What is the effective annual rate (EAR), and how is it related to interest accrual?

The Effective Annual Rate (EAR) is the interest rate that is actually earned or paid in a year, considering compounding. It's higher than the nominal (stated) annual rate when interest is compounded more than once per year. The formula is: EAR = (1 + r/n)^n - 1, where r is the nominal annual rate and n is the number of compounding periods per year. EAR gives you a more accurate picture of the true cost or return of a financial product.

How do I calculate interest for a partial year?

For partial years, you can use decimal values in the time input. For example, for 18 months, enter 1.5 years. The calculator will automatically adjust the calculations accordingly. For simple interest, it's straightforward: just multiply the annual rate by the fraction of the year. For compound interest, the formula accounts for the partial period in the exponent (n×t).

What is continuous compounding, and how does it differ from regular compounding?

Continuous compounding is the theoretical limit of compounding frequency, where interest is compounded an infinite number of times per year.

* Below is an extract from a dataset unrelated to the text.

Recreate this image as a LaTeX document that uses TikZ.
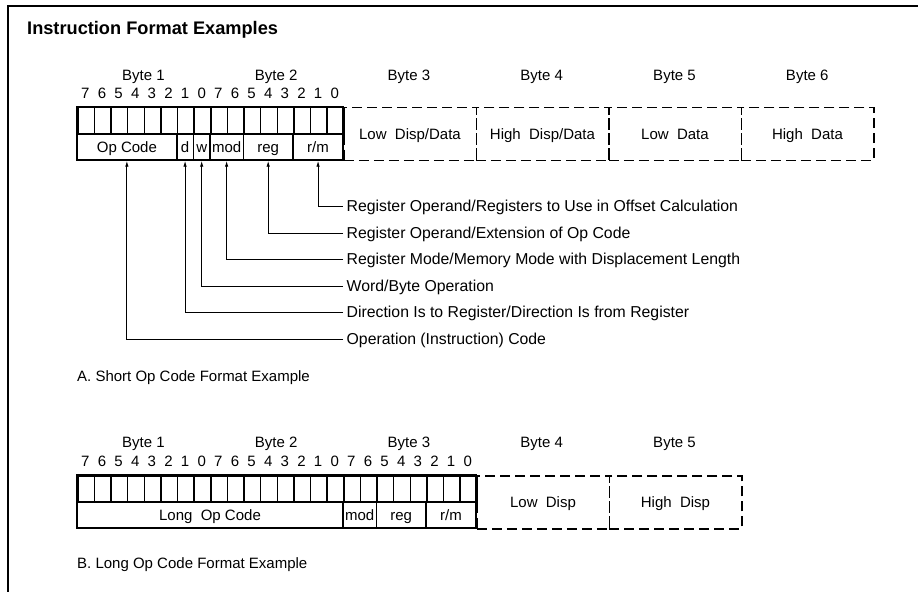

The formula for continuous compounding is A = Pe^(rt), where e is Euler's number (approximately 2.71828). While not commonly used in consumer financial products, it's important in some areas of finance and mathematics. Continuous compounding yields slightly higher returns than daily compounding for the same nominal rate.

How can I reduce the amount of interest I pay on loans?

There are several strategies to reduce interest payments on loans: 1) Make larger or additional payments to reduce the principal faster, 2) Pay more frequently (e.g., bi-weekly instead of monthly), 3) Refinance to a lower interest rate if possible, 4) Choose loans with shorter terms (though this may increase monthly payments), 5) Avoid loans with prepayment penalties so you can pay off the loan early without fees.